→ **Exercise prompt**: Look through the data below. Collect every line where the word "this" occurs.

→ **Data supplied**:
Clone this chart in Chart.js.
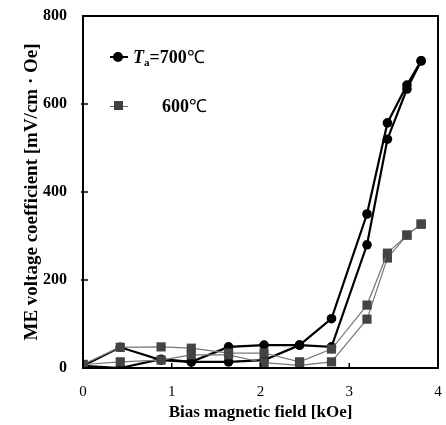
<!DOCTYPE html>
<html>
<head>
<meta charset="utf-8">
<script src="https://cdn.jsdelivr.net/npm/chart.js@4.4.1/dist/chart.umd.min.js"></script>
<style>
  body { margin: 0; background: #fff; }
  #wrap { position: relative; width: 446px; height: 425px; }
  .lg { position: absolute; font-family: "Liberation Serif", "Times New Roman", serif; font-weight: bold; font-size: 18px; line-height: 20px; color: #000; white-space: nowrap; }
  .lg sub { font-size: 11px; vertical-align: -3px; line-height: 0; }
  .lg .deg { font-weight: normal; }
  .ln { position: absolute; }
  .mk { position: absolute; }
</style>
</head>
<body>
<div id="wrap">
  <canvas id="c" width="446" height="425"></canvas>
  <!-- legend -->
  <div class="ln" style="left:110px;top:56px;width:18px;height:2px;background:#000"></div>
  <div class="mk" style="left:113px;top:52px;width:10px;height:10px;border-radius:50%;background:#000"></div>
  <div class="lg" style="left:133px;top:47px"><i>T</i><sub>a</sub>=700<span class="deg">℃</span></div>
  <div class="ln" style="left:110px;top:106px;width:18px;height:1px;background:#666"></div>
  <div class="mk" style="left:114px;top:101px;width:9px;height:9px;background:#404040"></div>
  <div class="lg" style="left:162px;top:96px">600<span class="deg">℃</span></div>
</div>
<script>
// bias field [kOe]
const fieldKOe = [0, 0.42, 0.88, 1.22, 1.64, 2.04, 2.44, 2.8, 3.2, 3.43, 3.65, 3.81];

// Ta = 700 C, two sweep branches [mV/cm·Oe]
const me700A = [5, 47, 18, 14, 48, 52, 52, 112, 350, 557, 643, 698];
const me700B = [5, 0, 20, 14, 14, 18, 52, 48, 280, 520, 634, 698];

// Ta = 600 C
const me600A = [8, 47, 48, 45, 34, 34, 14, 43, 143, 261, 302, 327];
const me600B = [8, 14, 18, 30, 30, 12, 6, 14, 111, 250, 302, 327];

const xTicks = [0, 1, 2, 3, 4];
const yTicks = [0, 200, 400, 600, 800];

const serif = "'Liberation Serif', 'Times New Roman', serif";

function pts(ys) {
  return fieldKOe.map((x, i) => ({ x: x, y: ys[i] }));
}

function blackSet(ys) {
  return {
    data: pts(ys),
    borderColor: "#000",
    backgroundColor: "#000",
    borderWidth: 2.2,
    pointStyle: "circle",
    pointRadius: 4.8,
    pointBorderWidth: 0,
    tension: 0,
  };
}

function graySet(ys) {
  return {
    data: pts(ys),
    borderColor: "#777",
    backgroundColor: "#444",
    borderWidth: 1.2,
    pointStyle: "rect",
    pointRadius: 6.5,
    pointBorderWidth: 0,
    tension: 0,
  };
}

// frame + inward tick marks
const framePlugin = {
  id: "frame",
  afterDraw(chart) {
    const { ctx, chartArea: a, scales } = chart;
    ctx.save();
    ctx.strokeStyle = "#000";
    ctx.lineWidth = 2;
    ctx.strokeRect(a.left, a.top, a.right - a.left, a.bottom - a.top);
    ctx.lineWidth = 1.5;
    ctx.beginPath();
    xTicks.slice(1, -1).forEach((v) => {
      const px = scales.x.getPixelForValue(v);
      ctx.moveTo(px, a.bottom);
      ctx.lineTo(px, a.bottom - 5);
    });
    yTicks.slice(1, -1).forEach((v) => {
      const py = scales.y.getPixelForValue(v);
      ctx.moveTo(a.left - 2, py);
      ctx.lineTo(a.left + 5, py);
    });
    ctx.stroke();
    ctx.restore();
  },
};

new Chart(document.getElementById("c"), {
  type: "line",
  data: {
    datasets: [graySet(me600A), graySet(me600B), blackSet(me700A), blackSet(me700B)],
  },
  options: {
    responsive: false,
    animation: false,
    layout: { padding: { top: 16, right: 8, left: 0, bottom: 0 } },
    plugins: { legend: { display: false }, tooltip: { enabled: false } },
    scales: {
      x: {
        type: "linear",
        min: 0,
        max: 4,
        afterBuildTicks: (s) => { s.ticks = xTicks.map((v) => ({ value: v })); },
        afterFit: (s) => { s.height = 57; s.paddingLeft = 0; s.paddingRight = 0; },
        grid: { display: false, drawTicks: false },
        border: { display: false },
        ticks: { color: "#000", padding: 15, font: { family: serif, size: 15 } },
        title: {
          display: true,
          text: "Bias magnetic field [kOe]",
          color: "#000",
          font: { family: serif, size: 17, weight: "bold" },
          padding: { top: 0, bottom: 2 },
        },
      },
      y: {
        min: 0,
        max: 800,
        afterBuildTicks: (s) => { s.ticks = yTicks.map((v) => ({ value: v })); },
        afterFit: (s) => { s.width = 83; s.paddingTop = 0; s.paddingBottom = 0; },
        grid: { display: false, drawTicks: false },
        border: { display: false },
        ticks: { color: "#000", padding: 16, font: { family: serif, size: 16, weight: "bold" } },
        title: {
          display: true,
          text: "ME voltage coefficient [mV/cm · Oe]",
          color: "#000",
          font: { family: serif, size: 19, weight: "bold" },
          padding: { top: 21, bottom: 0 },
        },
      },
    },
  },
  plugins: [framePlugin],
});
</script>
</body>
</html>
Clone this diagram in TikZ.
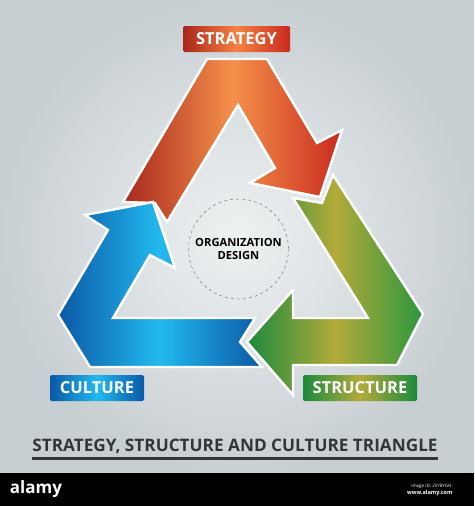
\documentclass[tikz,border=0pt]{standalone}
\usepackage{fontspec}
\setmainfont{Open Sans}
\usetikzlibrary{positioning}

\definecolor{bgin}{HTML}{EEF1F2}
\definecolor{bgout}{HTML}{C8CFD3}
\definecolor{redD}{HTML}{A8261C}
\definecolor{redR}{HTML}{C92A1E}
\definecolor{orangeM}{HTML}{F4904A}
\definecolor{greenD}{HTML}{1A8A3C}
\definecolor{greenR}{HTML}{2C973E}
\definecolor{oliveM}{HTML}{B2AA3A}
\definecolor{blueD}{HTML}{0B58A6}
\definecolor{blueM}{HTML}{22B9EE}
\definecolor{inkgray}{HTML}{333638}

\begin{document}
\begin{tikzpicture}[x=1pt, y=-1pt,
		arrowpart/.style={draw=white, line width=2.4pt, line join=miter},
		tagbox/.style={rounded corners=1.5pt, minimum height=26pt, inner sep=0pt, text=white,
			font=\bfseries\fontsize{16.5}{16.5}\selectfont},
		centrename/.style={circle, draw=gray!80!black, dashed, thin, minimum size=100pt, align=center,
			font=\bfseries\fontsize{11.2}{13.5}\selectfont}]
		\useasboundingbox (0,0) rectangle (474,506);
		\shade[inner color=bgin, outer color=bgout] (0,0) rectangle (474,473);

		\filldraw[arrowpart, left color=redD, right color=redR, middle color=orangeM]
			(123,202) -- (207,59) -- (267,59) -- (317,143) -- (342,130) -- (320,197) -- (250,183)
			-- (275,168) -- (238,105) -- (167,222) -- (155,203) -- cycle;
		\filldraw[arrowpart, left color=greenD, right color=greenR, middle color=oliveM]
			(293,198) -- (322,203) -- (333,175) -- (423,314) -- (397,365) -- (293,365) -- (293,395)
			-- (247,342) -- (293,290) -- (293,318) -- (368,318) -- cycle;
		\filldraw[arrowpart, left color=blueD, right color=blueD, middle color=blueM]
			(262,367) -- (90,367) -- (58,315) -- (108,230) -- (85,215) -- (153,202) -- (175,268)
			-- (150,255) -- (113,318) -- (255,318) -- (240,342) -- cycle;

		\node[centrename] (design) at (238.5,249) {ORGANIZATION\\DESIGN};

		\node[tagbox, minimum width=107pt, left color=redD, right color=redR, middle color=orangeM!90!red]
			(strategy) at (236.5,39) {STRATEGY};
		\node[tagbox, minimum width=94pt, left color=blueD, right color=blueD, middle color=blueM]
			(culture) at (97,388) {CULTURE};
		\node[tagbox, minimum width=114pt, left color=greenD, right color=greenD, middle color=oliveM]
			(structure) at (360,388) {STRUCTURE};

		\node[text=inkgray, font=\bfseries\fontsize{17.2}{17.2}\selectfont] (title) at (235,446)
			{STRATEGY, STRUCTURE AND CULTURE TRIANGLE};
		\draw[inkgray, line width=3pt] (32,458) -- (438,458);

		\fill[black] (0,473) rectangle (474,506);
		\node[text=white, font=\bfseries\fontsize{17}{17}\selectfont] (brand) at (36,489) {alamy};
		\node[text=white, font=\fontsize{4.5}{5}\selectfont, anchor=east] (imageid) at (455,486) {Image ID: 2SY8YGH};
		\node[text=white, font=\bfseries\fontsize{5.5}{6}\selectfont, anchor=east] (site) at (456,493) {www.alamy.com};
	\end{tikzpicture}
\end{document}
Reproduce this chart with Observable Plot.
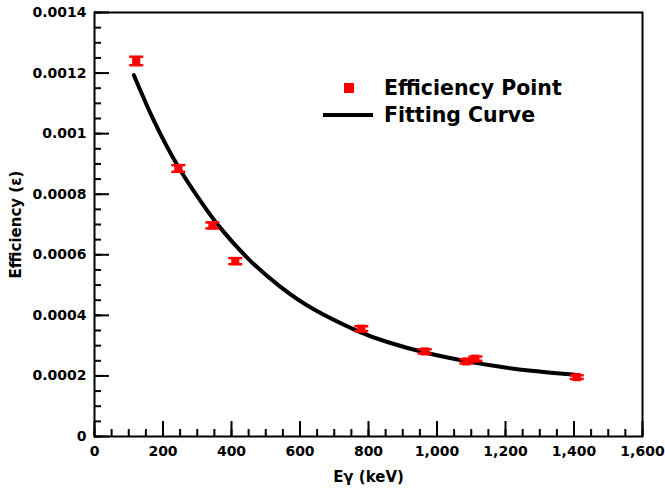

→ **Response to the task**:
Clone this chart in Chart.js.
Clone this diagram in TikZ.
Reproduce this chart with Observable Plot.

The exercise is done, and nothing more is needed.